Answer

**step1** Understanding the Problem

The problem asks us to find the "degree" of the given expression: $$-5x^{5}+3x^{4}+2x^{2}-4x+1$$. In simple terms, the degree of an expression like this is the highest power (or exponent) of the variable 'x' found in any part of the expression.

**step2** Identifying Powers in Each Term

We need to look at each part (or term) of the expression that contains 'x' and find the small number written above 'x'. This small number tells us how many times 'x' is multiplied by itself.
1. In the term $$-5x^{5}$$, the small number above 'x' is 5.
2. In the term $$+3x^{4}$$, the small number above 'x' is 4.
3. In the term $$+2x^{2}$$, the small number above 'x' is 2.
4. In the term $$-4x$$, when there is no small number written above 'x', it means the power is 1 (like $$x^1$$). So, the power is 1.
5. In the term $$+1$$, there is no 'x'. This means the power of 'x' in this term is 0.
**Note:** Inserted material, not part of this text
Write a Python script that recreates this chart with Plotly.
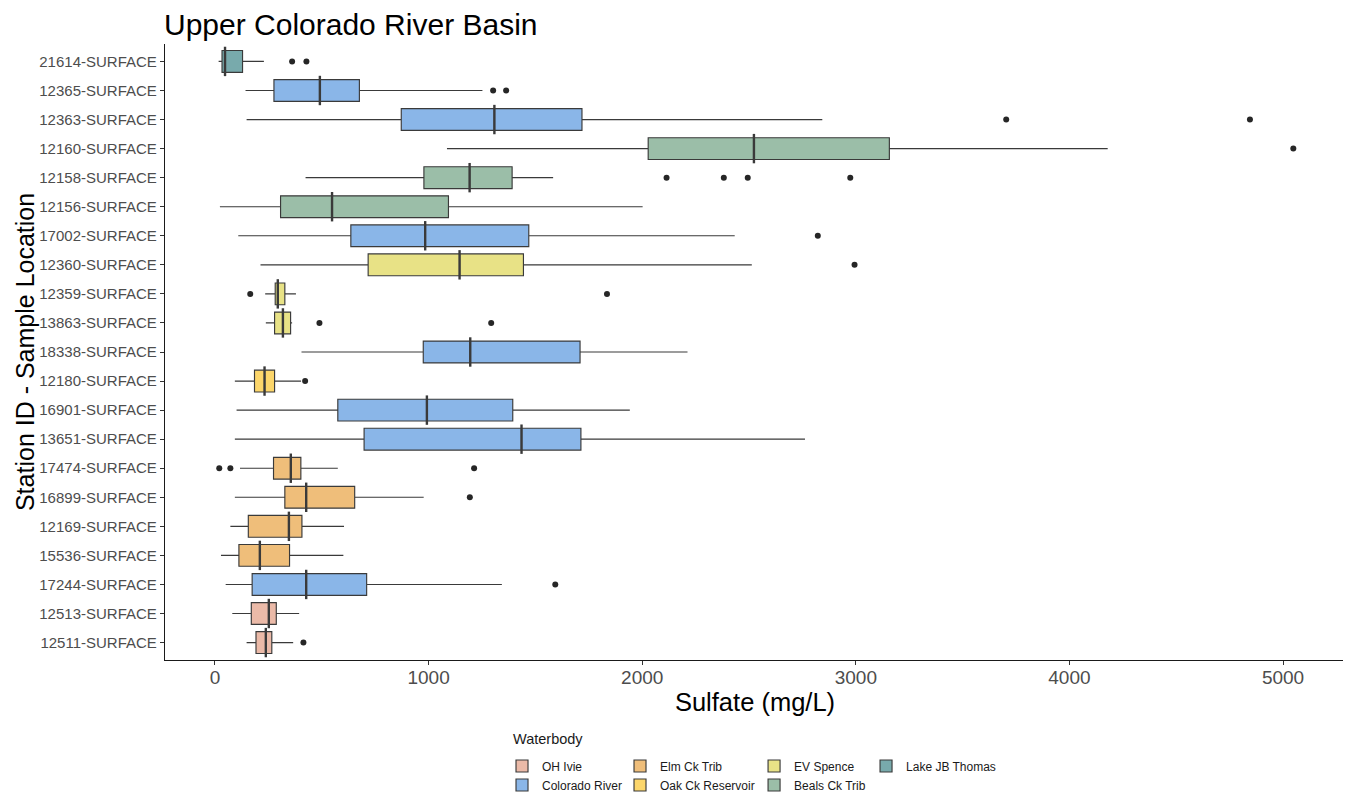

**step3** Finding the Highest Power

Now, we list all the powers we found: 5, 4, 2, 1, and 0. The "degree" of the entire expression is the largest among these numbers. Comparing these numbers, the largest number is 5.

**step4** Stating the Degree

The highest power of 'x' in the expression $$-5x^{5}+3x^{4}+2x^{2}-4x+1$$ is 5. Therefore, the degree of the expression is 5.